Il raconte son propre parcours. Rejeté à sa première demande de financement auprès de sa communauté, il a dû travailler pour payer ses études. « Ça a affecté mes résultats. Mais une fois que j’ai reçu le soutien financier, tout a changé. »

Ainsi, pour lui, l’exonération pourrait épargner à d’autres cette précarité.

Depuis le début de ses études universitaires en linguistique en 2012, Darren Sutherland a observé les transformations sur le campus.

« À l’époque, le centre de ressources autochtones n’était qu’une petite salle. Aujourd’hui, c’est un bâtiment de trois étages, avec plus de personnel, plus de services », se réjouit-il.

Mais les besoins sont toujours là. « Les étudiants demandent plus d’espace, plus de soutien, plus de représentation dans les facultés. C’est légitime. On avance, un pas à la fois », fait remarquer Darren Sutherland.

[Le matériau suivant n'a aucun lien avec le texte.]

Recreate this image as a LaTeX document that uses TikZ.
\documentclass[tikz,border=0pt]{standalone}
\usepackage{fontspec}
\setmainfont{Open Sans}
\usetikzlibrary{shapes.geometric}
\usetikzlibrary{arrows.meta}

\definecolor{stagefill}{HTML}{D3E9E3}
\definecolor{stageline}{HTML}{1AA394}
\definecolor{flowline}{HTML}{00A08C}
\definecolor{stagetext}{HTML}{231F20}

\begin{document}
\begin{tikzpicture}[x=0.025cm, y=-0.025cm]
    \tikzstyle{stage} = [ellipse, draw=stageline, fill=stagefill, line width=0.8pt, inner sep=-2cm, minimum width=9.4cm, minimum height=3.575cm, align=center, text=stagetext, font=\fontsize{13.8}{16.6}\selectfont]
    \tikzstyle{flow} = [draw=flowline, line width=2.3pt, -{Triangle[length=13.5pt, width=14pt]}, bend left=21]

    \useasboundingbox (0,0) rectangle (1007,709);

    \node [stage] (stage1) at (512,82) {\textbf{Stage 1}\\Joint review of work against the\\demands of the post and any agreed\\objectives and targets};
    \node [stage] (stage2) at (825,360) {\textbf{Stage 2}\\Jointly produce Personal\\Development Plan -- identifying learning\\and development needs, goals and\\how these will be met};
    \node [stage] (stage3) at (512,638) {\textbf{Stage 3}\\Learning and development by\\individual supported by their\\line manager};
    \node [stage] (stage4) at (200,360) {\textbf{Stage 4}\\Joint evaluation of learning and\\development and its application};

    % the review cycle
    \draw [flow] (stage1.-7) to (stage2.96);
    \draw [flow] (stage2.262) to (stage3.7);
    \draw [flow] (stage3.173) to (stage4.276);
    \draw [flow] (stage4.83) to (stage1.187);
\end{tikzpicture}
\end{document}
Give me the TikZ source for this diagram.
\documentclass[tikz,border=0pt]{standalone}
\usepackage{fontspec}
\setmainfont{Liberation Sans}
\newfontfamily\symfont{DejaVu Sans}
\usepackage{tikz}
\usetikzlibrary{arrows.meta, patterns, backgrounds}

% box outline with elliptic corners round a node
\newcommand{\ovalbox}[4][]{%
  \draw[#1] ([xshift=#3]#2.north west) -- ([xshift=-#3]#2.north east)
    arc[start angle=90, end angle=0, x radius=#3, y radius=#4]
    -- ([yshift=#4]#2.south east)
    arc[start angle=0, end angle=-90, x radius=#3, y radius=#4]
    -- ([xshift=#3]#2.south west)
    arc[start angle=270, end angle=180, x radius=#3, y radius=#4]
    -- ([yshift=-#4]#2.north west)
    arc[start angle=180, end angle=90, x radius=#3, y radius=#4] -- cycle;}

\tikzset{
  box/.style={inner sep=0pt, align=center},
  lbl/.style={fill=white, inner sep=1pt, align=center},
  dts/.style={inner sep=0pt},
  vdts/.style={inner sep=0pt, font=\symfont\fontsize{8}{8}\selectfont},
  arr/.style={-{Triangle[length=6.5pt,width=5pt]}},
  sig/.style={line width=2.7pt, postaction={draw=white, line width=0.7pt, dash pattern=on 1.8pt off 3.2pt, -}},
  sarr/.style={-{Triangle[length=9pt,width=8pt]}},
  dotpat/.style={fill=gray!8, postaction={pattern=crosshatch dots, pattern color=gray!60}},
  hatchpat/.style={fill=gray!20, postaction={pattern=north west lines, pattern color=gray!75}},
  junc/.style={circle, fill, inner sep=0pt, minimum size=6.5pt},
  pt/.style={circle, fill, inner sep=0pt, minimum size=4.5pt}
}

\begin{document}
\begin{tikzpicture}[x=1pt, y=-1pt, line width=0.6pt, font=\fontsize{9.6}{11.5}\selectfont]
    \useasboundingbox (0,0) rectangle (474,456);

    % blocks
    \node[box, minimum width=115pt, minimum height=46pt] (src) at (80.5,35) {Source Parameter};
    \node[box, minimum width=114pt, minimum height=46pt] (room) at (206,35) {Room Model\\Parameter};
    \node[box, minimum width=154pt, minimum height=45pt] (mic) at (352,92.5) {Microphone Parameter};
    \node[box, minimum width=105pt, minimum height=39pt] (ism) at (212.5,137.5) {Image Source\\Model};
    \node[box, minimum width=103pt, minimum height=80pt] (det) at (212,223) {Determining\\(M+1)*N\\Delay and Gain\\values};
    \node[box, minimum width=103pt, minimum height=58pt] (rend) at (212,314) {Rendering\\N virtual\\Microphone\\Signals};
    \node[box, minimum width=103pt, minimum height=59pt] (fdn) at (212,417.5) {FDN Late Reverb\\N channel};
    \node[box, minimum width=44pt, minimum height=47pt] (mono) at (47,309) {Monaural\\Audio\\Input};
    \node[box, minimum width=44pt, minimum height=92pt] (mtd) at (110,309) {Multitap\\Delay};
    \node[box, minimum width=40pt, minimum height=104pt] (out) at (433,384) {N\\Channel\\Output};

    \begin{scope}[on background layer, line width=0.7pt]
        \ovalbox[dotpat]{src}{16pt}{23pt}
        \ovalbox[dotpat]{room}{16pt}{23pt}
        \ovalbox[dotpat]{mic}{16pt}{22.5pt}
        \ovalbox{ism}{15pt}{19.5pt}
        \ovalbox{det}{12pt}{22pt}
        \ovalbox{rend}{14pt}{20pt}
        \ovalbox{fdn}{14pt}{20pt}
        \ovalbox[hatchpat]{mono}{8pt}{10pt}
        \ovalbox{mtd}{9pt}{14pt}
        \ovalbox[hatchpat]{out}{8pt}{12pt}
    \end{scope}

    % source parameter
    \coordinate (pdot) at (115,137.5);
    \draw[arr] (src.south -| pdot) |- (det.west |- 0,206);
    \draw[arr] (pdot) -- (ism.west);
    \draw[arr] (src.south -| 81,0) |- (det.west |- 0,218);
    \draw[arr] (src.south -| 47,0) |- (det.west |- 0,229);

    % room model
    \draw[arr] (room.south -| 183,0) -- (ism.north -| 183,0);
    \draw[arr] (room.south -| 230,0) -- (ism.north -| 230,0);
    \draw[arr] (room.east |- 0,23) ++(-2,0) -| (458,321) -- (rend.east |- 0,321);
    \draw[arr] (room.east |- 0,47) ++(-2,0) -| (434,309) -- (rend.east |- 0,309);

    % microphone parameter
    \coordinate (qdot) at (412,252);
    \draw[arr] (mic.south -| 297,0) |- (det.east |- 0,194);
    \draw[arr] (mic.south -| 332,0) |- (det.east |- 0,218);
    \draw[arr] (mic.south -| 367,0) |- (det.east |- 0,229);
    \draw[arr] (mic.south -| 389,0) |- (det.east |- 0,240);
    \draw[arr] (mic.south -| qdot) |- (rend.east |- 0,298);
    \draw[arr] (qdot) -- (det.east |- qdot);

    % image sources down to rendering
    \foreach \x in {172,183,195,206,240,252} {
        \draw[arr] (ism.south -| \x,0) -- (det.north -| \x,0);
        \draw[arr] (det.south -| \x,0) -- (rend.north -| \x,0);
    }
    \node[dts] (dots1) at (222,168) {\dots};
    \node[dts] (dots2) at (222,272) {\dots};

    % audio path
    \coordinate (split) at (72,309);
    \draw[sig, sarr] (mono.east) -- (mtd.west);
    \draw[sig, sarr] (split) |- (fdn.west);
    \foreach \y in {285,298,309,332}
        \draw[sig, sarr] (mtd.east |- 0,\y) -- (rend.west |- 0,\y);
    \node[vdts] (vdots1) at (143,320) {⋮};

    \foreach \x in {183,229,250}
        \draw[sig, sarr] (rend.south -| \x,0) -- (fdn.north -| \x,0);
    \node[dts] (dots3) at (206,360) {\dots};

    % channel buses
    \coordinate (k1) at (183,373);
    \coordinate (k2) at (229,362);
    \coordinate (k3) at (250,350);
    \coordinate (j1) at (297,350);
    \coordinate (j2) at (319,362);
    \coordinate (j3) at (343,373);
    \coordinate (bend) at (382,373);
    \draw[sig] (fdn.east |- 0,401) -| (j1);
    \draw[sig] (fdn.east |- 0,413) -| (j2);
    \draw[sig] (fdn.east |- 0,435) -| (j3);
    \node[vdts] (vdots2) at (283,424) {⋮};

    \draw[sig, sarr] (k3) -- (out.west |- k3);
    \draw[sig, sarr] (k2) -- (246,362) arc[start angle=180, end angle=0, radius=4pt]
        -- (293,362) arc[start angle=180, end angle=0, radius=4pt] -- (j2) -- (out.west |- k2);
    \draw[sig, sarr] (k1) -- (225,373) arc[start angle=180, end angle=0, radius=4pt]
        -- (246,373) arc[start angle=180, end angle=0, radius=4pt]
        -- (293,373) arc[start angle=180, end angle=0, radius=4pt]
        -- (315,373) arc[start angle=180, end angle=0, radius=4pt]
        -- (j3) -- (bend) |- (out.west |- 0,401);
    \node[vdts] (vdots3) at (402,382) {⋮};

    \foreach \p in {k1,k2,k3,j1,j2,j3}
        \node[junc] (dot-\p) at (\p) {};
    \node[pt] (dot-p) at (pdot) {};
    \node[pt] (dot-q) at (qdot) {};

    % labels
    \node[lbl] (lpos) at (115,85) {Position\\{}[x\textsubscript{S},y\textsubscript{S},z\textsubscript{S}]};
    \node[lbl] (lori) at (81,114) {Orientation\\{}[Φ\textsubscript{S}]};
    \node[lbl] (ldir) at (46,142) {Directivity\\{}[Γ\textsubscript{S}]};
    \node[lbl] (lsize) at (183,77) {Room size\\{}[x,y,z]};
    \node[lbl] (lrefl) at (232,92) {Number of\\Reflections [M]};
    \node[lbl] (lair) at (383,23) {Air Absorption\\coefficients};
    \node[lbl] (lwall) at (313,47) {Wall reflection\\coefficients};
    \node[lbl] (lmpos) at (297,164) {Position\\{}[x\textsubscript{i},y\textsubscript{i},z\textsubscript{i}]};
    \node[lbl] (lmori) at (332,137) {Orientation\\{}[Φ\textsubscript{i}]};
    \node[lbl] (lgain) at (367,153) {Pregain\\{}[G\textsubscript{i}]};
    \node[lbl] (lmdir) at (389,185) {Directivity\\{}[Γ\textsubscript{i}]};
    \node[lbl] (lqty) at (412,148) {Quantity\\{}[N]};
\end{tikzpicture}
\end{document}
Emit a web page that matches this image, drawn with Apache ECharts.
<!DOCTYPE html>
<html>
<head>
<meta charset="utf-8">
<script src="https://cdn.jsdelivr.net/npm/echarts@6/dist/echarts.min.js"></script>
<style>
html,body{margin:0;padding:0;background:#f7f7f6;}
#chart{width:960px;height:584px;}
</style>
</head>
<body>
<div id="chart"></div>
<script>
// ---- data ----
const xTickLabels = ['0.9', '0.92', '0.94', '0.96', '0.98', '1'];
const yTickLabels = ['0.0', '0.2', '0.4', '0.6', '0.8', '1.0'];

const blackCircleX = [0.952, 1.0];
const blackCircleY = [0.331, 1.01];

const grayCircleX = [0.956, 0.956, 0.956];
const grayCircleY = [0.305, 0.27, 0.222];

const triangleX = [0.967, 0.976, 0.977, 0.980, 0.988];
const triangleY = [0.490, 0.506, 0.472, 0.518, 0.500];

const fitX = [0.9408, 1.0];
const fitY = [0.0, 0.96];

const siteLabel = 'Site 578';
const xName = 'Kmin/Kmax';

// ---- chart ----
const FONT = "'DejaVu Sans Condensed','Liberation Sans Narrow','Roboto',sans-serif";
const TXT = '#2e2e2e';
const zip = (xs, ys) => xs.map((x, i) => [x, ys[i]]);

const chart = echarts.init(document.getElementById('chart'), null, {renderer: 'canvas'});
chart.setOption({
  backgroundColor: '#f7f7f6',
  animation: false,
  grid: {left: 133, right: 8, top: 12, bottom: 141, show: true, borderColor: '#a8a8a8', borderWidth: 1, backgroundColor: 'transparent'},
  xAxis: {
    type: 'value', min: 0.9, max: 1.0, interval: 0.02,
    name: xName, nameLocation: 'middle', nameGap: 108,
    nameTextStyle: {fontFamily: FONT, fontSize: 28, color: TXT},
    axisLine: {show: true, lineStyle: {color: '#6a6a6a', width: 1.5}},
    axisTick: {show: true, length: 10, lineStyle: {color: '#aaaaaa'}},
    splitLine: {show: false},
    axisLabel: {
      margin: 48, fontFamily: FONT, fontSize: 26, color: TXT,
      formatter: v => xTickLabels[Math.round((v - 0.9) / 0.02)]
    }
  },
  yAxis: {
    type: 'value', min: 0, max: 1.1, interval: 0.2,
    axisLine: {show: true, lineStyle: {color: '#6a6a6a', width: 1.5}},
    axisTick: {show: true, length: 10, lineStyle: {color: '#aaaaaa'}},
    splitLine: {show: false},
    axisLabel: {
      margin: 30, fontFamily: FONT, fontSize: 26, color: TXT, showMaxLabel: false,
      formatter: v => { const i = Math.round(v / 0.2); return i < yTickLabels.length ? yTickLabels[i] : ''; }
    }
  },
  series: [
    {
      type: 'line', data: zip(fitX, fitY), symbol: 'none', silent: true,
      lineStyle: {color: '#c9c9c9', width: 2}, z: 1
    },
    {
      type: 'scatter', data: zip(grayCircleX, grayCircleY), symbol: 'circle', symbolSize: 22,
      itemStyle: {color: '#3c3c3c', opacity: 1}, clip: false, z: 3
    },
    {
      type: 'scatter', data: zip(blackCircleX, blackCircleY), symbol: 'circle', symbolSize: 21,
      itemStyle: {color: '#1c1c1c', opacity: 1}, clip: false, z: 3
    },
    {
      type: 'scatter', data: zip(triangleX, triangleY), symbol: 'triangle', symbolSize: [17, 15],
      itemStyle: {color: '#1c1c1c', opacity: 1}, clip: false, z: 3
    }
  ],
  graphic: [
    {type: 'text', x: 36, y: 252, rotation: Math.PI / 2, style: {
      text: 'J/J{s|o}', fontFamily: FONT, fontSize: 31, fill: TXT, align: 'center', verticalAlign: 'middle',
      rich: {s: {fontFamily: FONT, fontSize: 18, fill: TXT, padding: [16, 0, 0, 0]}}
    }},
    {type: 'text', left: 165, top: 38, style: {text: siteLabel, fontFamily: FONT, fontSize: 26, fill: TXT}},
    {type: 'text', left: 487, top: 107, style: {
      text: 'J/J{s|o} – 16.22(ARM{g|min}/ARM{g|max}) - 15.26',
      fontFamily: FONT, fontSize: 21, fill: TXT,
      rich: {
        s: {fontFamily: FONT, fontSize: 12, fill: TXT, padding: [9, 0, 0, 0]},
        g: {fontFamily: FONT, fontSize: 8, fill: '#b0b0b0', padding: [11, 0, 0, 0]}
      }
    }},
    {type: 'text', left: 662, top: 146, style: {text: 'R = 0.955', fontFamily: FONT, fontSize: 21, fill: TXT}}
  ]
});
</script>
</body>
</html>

L’Université d’Ottawa a d’ailleurs prolongé jusqu’en 2030 son plan d’action autochtone lancé en 2020.  « Le plan est en cours de renouvellement. L’université a déjà embauché de nouveaux professeurs et une personne pour intégrer les contenus autochtones dans les cours », précise Norm Odjick.

L’exonération s’adresse à tous les membres de la communauté algonquine – dont le territoire s’étend principalement à l’ouest du Québec et en Ontario – qui étudient déjà à l’Université ou qui s’y inscrivent.

Norm Odjick appelle l’Université Carleton à exonérer de droits de scolarité les membres de la Nation algonquine Anishinàbeg. Photo : Université d’Ottawa

Il s’agit pour Maïcha Mathias, Darren Sutherland et Norm Odjick d’une étape significative dans une démarche de réconciliation, ainsi qu’une reconnaissance que l’université est sur un territoire non cédé. 

Ils espèrent aussi que d’autres établissements s’en inspirent. « À Montréal, certaines universités ont facilité l’accès pour les Mohawks. J’espère que l’Université Carleton, ici à Ottawa, fera quelque chose de similaire », conclut Darren Sutherland.